Bubble Watch: Another automaker moves its headquarters out of Southern California
“Bubble Watch” digs into trends that may indicate economic and/or housing market troubles ahead.
Buzz: Another Japanese automaker is taking its U.S. corporate headquarters out of Southern California, the third to do so this century.
The trend
Mitsubishi Motors North America announced last month it would move its corporate headquarters from Cypress to Tennessee, a relocation impacting 200 office workers. This exit follows the Southern California departures of Toyota (2014, Torrance to Texas) and Nissan (2006, Gardena to Tennessee).
The dissection
Let’s be honest. It’s never good when any corporate headquarter leaves. Those are usually good-paying jobs. And HQ operations often support other jobs in and around the same industry.
Let’s also be honest about Mitsubishi Motors. Your first thought might have been, “They still sell cars here?”
Toyota and Nissan rank among the top five vehicle sellers in the U.S. At best, Mitsubishi has had a colorful auto history in the U.S.
The company broke into the auto market amid the gas shortages of the late 1970s in a partnership with Chrysler. (My first car was the very-fuel-efficient Dodge Colt, made by Mitsubishi.)
Next, they started selling their own branded vehicles with peak U.S. sales of 346,000 in 2002. Various challenges — including some corporate and car-quality scandals — slashed sales.
Last year, Mitsubishi sold 118,000 cars in the U.S. Yes, that’s more than double their mid-recession low, but it’s still less than 1% of the U.S. market. It’s even less than all the new cars sold last year by Orange County dealerships.
A key Mitsubishi challenge is its odd ownership structure. It’s 34% owned by Nissan, which is, in turn, 43% owned by French automaker Renault. This interlocking partnership is actually the largest selling “auto group” in the world.
But this threesome is by no means stable. The partnership’s top executive was recently ousted after he was charged with financial crimes. Renault tried to merge with the Fiat-Chrysler partnership, but that deal fell apart because the proposal reportedly got a chilly reception from Nissan.

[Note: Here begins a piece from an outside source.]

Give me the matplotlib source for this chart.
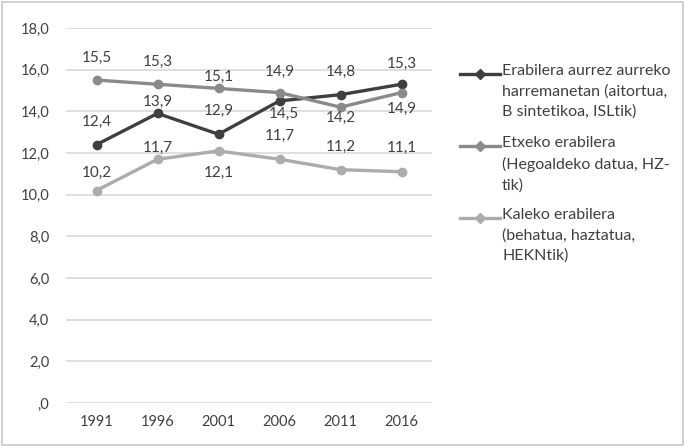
import matplotlib
matplotlib.use("Agg")
import matplotlib.pyplot as plt
from matplotlib.lines import Line2D
from matplotlib.patches import Rectangle

plt.rcParams['font.family'] = ['Lato', 'DejaVu Sans']

years = ["1991", "1996", "2001", "2006", "2011", "2016"]
aurrez_aurre = [12.4, 13.9, 12.9, 14.5, 14.8, 15.3]
etxeko = [15.5, 15.3, 15.1, 14.9, 14.2, 14.9]
kaleko = [10.2, 11.7, 12.1, 11.7, 11.2, 11.1]
yticks = [0, 2, 4, 6, 8, 10, 12, 14, 16, 18]
ytick_labels = [",0", "2,0", "4,0", "6,0", "8,0", "10,0", "12,0", "14,0", "16,0", "18,0"]

legend_labels = [
    "Erabilera aurrez aurreko\nharremanetan (aitortua,\nB sintetikoa, ISLtik)",
    "Etxeko erabilera\n(Hegoaldeko datua, HZ-\ntik)",
    "Kaleko erabilera\n(behatua, haztatua,\nHEKNtik)",
]

# label offsets (points) for each value annotation
aurrez_off = [(0, 16.5), (0, 8), (0, 17), (3, -9), (0, 16.5), (0, 14.5)]
etxeko_off = [(0, 16), (0, 16), (0, 8), (0, 15), (0, -7.5), (0, -11.5)]
kaleko_off = [(0, 12.5), (0, 8), (0, -16), (0, 16.5), (0, 16.5), (0, 17)]

dark = "#3f3f3f"
mid = "#8a8a8a"
light = "#acacac"
text_c = "#404040"

fig = plt.figure(figsize=(6.84, 4.46), dpi=100)
ax = fig.add_axes([66 / 684, 1 - 403 / 446, 366 / 684, 375 / 446])

x = list(range(len(years)))
series = [
    (aurrez_aurre, dark, aurrez_off),
    (etxeko, mid, etxeko_off),
    (kaleko, light, kaleko_off),
]
for vals, col, offs in series:
    ax.plot(x, vals, color=col, lw=2.4, marker="o", ms=6, zorder=3)
    for xi, v, off in zip(x, vals, offs):
        ax.annotate(f"{v:.1f}".replace(".", ","), (xi, v), xytext=off,
                    textcoords="offset points", ha="center", va="center",
                    fontsize=11, color=text_c, zorder=4)

ax.set_xlim(-0.5, 5.5)
ax.set_ylim(0, 18)
ax.set_yticks(yticks)
ax.set_yticklabels(ytick_labels)
ax.set_xticks(x)
ax.set_xticklabels(years)
ax.tick_params(axis="both", length=0, labelsize=10.5, colors=text_c)
ax.tick_params(axis="y", pad=12)
ax.tick_params(axis="x", pad=9)
ax.grid(axis="y", color="#d9d9d9", lw=1.2)
ax.set_axisbelow(True)
for s in ax.spines.values():
    s.set_visible(False)

# legend drawn by hand so the marker sits on the first text line
leg_cols = [dark, mid, light]
leg_y = [74, 146, 218]
for col, lab, yy in zip(leg_cols, legend_labels, leg_y):
    yf = 1 - yy / 446
    fig.add_artist(Line2D([460 / 684, 500 / 684], [yf, yf], color=col, lw=2.4,
                          transform=fig.transFigure))
    fig.add_artist(Line2D([480 / 684], [yf], color=col, marker="D", ms=5,
                          transform=fig.transFigure))
    fig.text(502 / 684, yf + 10 / 446, lab, ha="left", va="top", fontsize=11.5,
             color=text_c, linespacing=1.55)

fig.add_artist(Rectangle((1.5 / 684, 1.5 / 446), 681 / 684, 443 / 446,
                         transform=fig.transFigure, fill=False,
                         edgecolor="#c8c8c8", lw=1.2))

fig.savefig("out.png", dpi=100)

And since Mitsubishi’s U.S. operations rely heavily on its auto-group partners, the corporate turmoil seems to have put the company in cost-cutting mode.

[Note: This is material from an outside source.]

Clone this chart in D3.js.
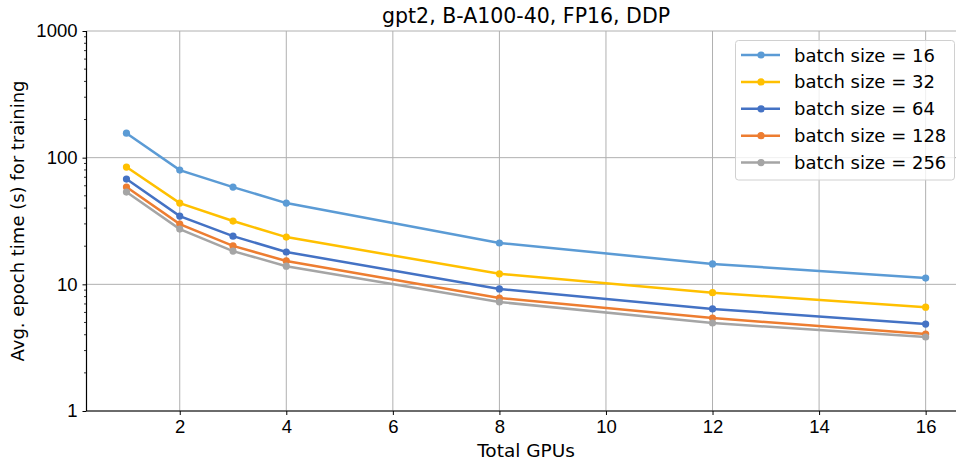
<!DOCTYPE html>
<html><head><meta charset="utf-8">
<script src="https://cdn.jsdelivr.net/npm/d3@7"></script>
<style>body{margin:0;background:#fff}svg{display:block;font-family:"DejaVu Sans",sans-serif}</style>
</head><body><svg id="c" width="956" height="465"></svg>
<script>
const gpus = [1, 2, 3, 4, 8, 12, 16];
const bs16  = [156, 79.8, 58.6, 43.8, 21.2, 14.5, 11.2];
const bs32  = [84.3, 43.8, 31.6, 23.6, 12.1, 8.6, 6.6];
const bs64  = [67.8, 34.6, 24.0, 18.0, 9.2, 6.4, 4.86];
const bs128 = [58.6, 29.9, 20.1, 15.3, 7.8, 5.42, 4.05];
const bs256 = [53.5, 27.3, 18.3, 13.9, 7.25, 4.95, 3.84];
const seriesNames = ["batch size = 16","batch size = 32","batch size = 64","batch size = 128","batch size = 256"];
const seriesVals = [bs16, bs32, bs64, bs128, bs256];
const colors = ["#5b9bd5","#ffc000","#4472c4","#ed7d31","#a5a5a5"];
const xTicks = [2,4,6,8,10,12,14,16];
const yTicks = [1,10,100,1000];

const svg = d3.select("#c");
const L = 86.5, R = 965.6, T = 31, B = 411;
const x = d3.scaleLinear().domain([0.25, 16.75]).range([L, R]);
const y = d3.scaleLog().domain([1, 1000]).range([B, T]);

// grid
const g = svg.append("g");
g.selectAll(".gx").data(xTicks).join("line").attr("x1",d=>x(d)).attr("x2",d=>x(d)).attr("y1",T).attr("y2",B).attr("stroke","#b0b0b0").attr("stroke-width",1);
g.selectAll(".gy").data(yTicks).join("line").attr("x1",L).attr("x2",R).attr("y1",d=>y(d)).attr("y2",d=>y(d)).attr("stroke","#b0b0b0").attr("stroke-width",1);

// axes
const xa = svg.append("g").attr("transform",`translate(0,${B})`).call(d3.axisBottom(x).tickValues(xTicks).tickFormat(d3.format("d")).tickSize(4).tickPadding(5));
xa.select(".domain").remove();
xa.selectAll("text").attr("font-size",18.5).attr("fill","#000");
const minor = [];
for (let e=0;e<3;e++) for (let k=2;k<10;k++) minor.push(k*Math.pow(10,e));
svg.append("g").selectAll("line").data(minor).join("line").attr("x1",L-2.5).attr("x2",L).attr("y1",d=>y(d)).attr("y2",d=>y(d)).attr("stroke","#000").attr("stroke-width",0.8);
const ya = svg.append("g").attr("transform",`translate(${L},0)`).call(d3.axisLeft(y).tickValues(yTicks).tickFormat(d3.format("d")).tickSize(4).tickPadding(5));
ya.select(".domain").remove();
ya.selectAll("text").attr("font-size",18.5).attr("fill","#000");
svg.append("line").attr("x1",L).attr("x2",L).attr("y1",T).attr("y2",B).attr("stroke","#000").attr("stroke-width",1.2);
svg.append("line").attr("x1",L).attr("x2",R).attr("y1",B).attr("y2",B).attr("stroke","#000").attr("stroke-width",1.2);

// lines
const line = d3.line().x((d,i)=>x(gpus[i])).y(d=>y(d));
seriesVals.forEach((vals,si)=>{
  svg.append("path").datum(vals).attr("d",line).attr("fill","none").attr("stroke",colors[si]).attr("stroke-width",2.5);
  svg.append("g").selectAll("circle").data(vals).join("circle").attr("cx",(d,i)=>x(gpus[i])).attr("cy",d=>y(d)).attr("r",3.6).attr("fill",colors[si]);
});

// title & labels
svg.append("text").attr("x",(L+R)/2).attr("y",23).attr("text-anchor","middle").attr("font-size",20.5).text("gpt2, B-A100-40, FP16, DDP");
svg.append("text").attr("x",(L+R)/2).attr("y",457).attr("text-anchor","middle").attr("font-size",18.5).text("Total GPUs");
svg.append("text").attr("transform",`translate(24,${(T+B)/2}) rotate(-90)`).attr("text-anchor","middle").attr("font-size",18).text("Avg. epoch time (s) for training");

// legend
const lg = svg.append("g");
lg.append("rect").attr("x",735.5).attr("y",40.5).attr("width",219).attr("height",139.5).attr("rx",3).attr("fill","#fff").attr("fill-opacity",0.8).attr("stroke","#d0d0d0");
seriesNames.forEach((n,i)=>{
  const yy = 55 + i*26.9;
  lg.append("line").attr("x1",741).attr("x2",780).attr("y1",yy).attr("y2",yy).attr("stroke",colors[i]).attr("stroke-width",2.5);
  lg.append("circle").attr("cx",761).attr("cy",yy).attr("r",3.6).attr("fill",colors[i]);
  lg.append("text").attr("x",794).attr("y",yy+6.5).attr("font-size",18).text(n);
});
</script></body></html>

When you’re an executive pinching pennies in any industry, especially one with unease among ownership, California is not the ideal place to do business.

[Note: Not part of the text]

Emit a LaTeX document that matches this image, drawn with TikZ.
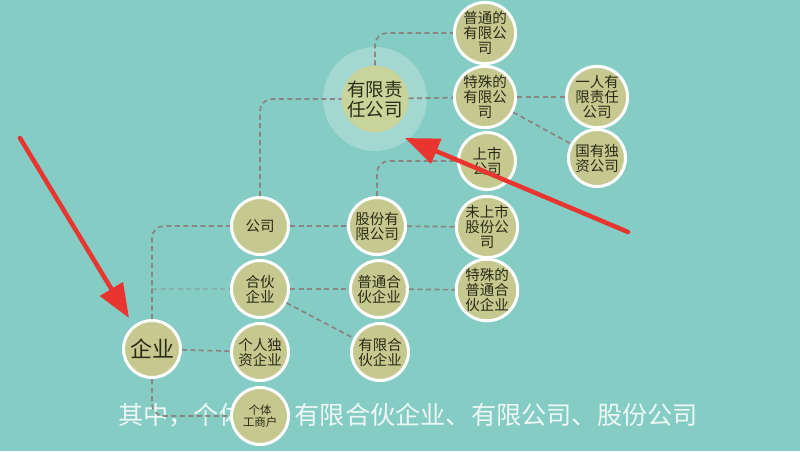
\documentclass[tikz,border=0pt]{standalone}
\usepackage{fontspec}
\setmainfont{Noto Sans CJK SC}
\usetikzlibrary{arrows.meta}
\definecolor{bg}{HTML}{85CCC4}
\definecolor{nodefill}{HTML}{C6C98F}
\definecolor{glowc}{HTML}{A3D7D1}
\definecolor{innerc}{HTML}{C9D49A}
\definecolor{txt}{HTML}{2A2A16}
\definecolor{dashc}{HTML}{8C8480}
\definecolor{redc}{HTML}{E8352F}
\tikzset{
  ent/.style={circle, draw=white, line width=3pt, fill=nodefill, minimum size=57pt, inner sep=0pt,
    align=center, text=txt, font=\fontsize{14.5}{15}\selectfont},
  conn/.style={draw=dashc, line width=1.7pt, dash pattern=on 5pt off 3.5pt, rounded corners=12pt},
  redarrow/.style={draw=redc, line width=4.5pt, -{Triangle[length=34pt,width=26pt]}, line cap=round},
}
\begin{document}
\begin{tikzpicture}[x=1pt,y=-1pt]
\fill[bg] (0,0) rectangle (800,451);
\useasboundingbox (0,0) rectangle (800,451);
% glow and the focused node
\node[circle, fill=glowc, minimum size=104pt, inner sep=0pt] (glow) at (375,99) {};
\node[circle, fill=innerc, minimum size=66pt, inner sep=0pt, align=center, text=txt,
  font=\fontsize{18.5}{20}\selectfont] (youxian) at (375,99) {有限责\\任公司};
% caption (lies below the nodes)
\node[text=white, opacity=0.85, font=\fontsize{25.2}{26}\selectfont, anchor=west, inner sep=0pt] (cap) at (118,415)
  {其中，个体户、有限合伙企业、有限公司、股份公司};
% nodes
\node[ent, font=\fontsize{22}{23}\selectfont] (qiye) at (152,349) {企业};
\node[ent] (gongsi) at (260,226) {公司};
\node[ent] (hehuo) at (260,289) {合伙\\企业};
\node[ent] (duzi) at (260,352) {个人独\\资企业};
\node[ent, font=\fontsize{11.5}{12}\selectfont] (geti) at (260,416) {个体\\工商户};
\node[ent] (gufen) at (377,226) {股份有\\限公司};
\node[ent] (pthh) at (379,289) {普通合\\伙企业};
\node[ent] (yxhh) at (380,352) {有限合\\伙企业};
\node[ent] (putong) at (485,33) {普通的\\有限公\\司};
\node[ent] (teshu) at (485,97) {特殊的\\有限公\\司};
\node[ent] (shangshi) at (487,161) {上市\\公司};
\node[ent] (weishang) at (487,227) {未上市\\股份公\\司};
\node[ent] (tspt) at (487,290) {特殊的\\普通合\\伙企业};
\node[ent] (yiren) at (597,97) {一人有\\限责任\\公司};
\node[ent] (guoyou) at (597,158) {国有独\\资公司};
% connectors
\draw[conn] (qiye) -- (duzi);
\draw[conn] (qiye.north) |- (gongsi.west);
\draw[conn, opacity=0.35] (qiye.north |- hehuo.west) -- (hehuo.west);
\draw[conn] (qiye.south) |- (geti.west);
\draw[conn] (gongsi) -- (gufen);
\draw[conn] (gongsi.north) |- (youxian.west);
\draw[conn] (hehuo) -- (pthh);
\draw[conn] (hehuo) -- (yxhh);
\draw[conn] (gufen.north) |- (shangshi.west);
\draw[conn] (gufen) -- (weishang);
\draw[conn] (pthh) -- (tspt);
\draw[conn] (youxian) -- (teshu);
\draw[conn] (youxian.north) |- (putong.west);
\draw[conn] (teshu) -- (yiren);
\draw[conn] (teshu) -- (guoyou);
% red arrows
\coordinate (a1s) at (20,138);
\coordinate (a1e) at (129,318);
\coordinate (a2s) at (628,232);
\coordinate (a2e) at (405,138);
\draw[redarrow] (a1s) -- (a1e);
\draw[redarrow] (a2s) -- (a2e);
\end{tikzpicture}
\end{document}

So I look at this move this way: Essentially, Mitsubishi is moving in with relatives, as its new home will be in the same metro area — Nashville — as Nissan’s new U.S. headquarters.
Quotable: Mitsubishi CEO Osamu Masuko recently told investors, “Instead of rushing to pursue expansion, I am convinced that pursuing a good balance between investment and healthy growth is the best option for us. This concept is characterized as ‘small but beautiful.’ We have redefined a future direction in which we will pursue strong profitability in spite of being a small player.”
How bubbly?
On a scale of zero bubbles (no bubble here) to five bubbles (five-alarm warning) … ONE BUBBLE!
There’s rarely any economic upside to “moving out of state” headlines. However, it may sound harsh to say, but California isn’t for everybody.
Mitsubishi Motors is a tiny part of the Southern California corporate fabric. Toyota took 3,000 jobs from the region. Nissan took 1,300. Still, Southern California bosses have added 1 million jobs overall since the recession.
Plus, there’s a possible silver lining: The negative buzz the Mitsubishi move generated serves as a reminder to the people who nurture the region’s business climate — both politicians and corporate leaders — that success and innovation should never be taken for granted.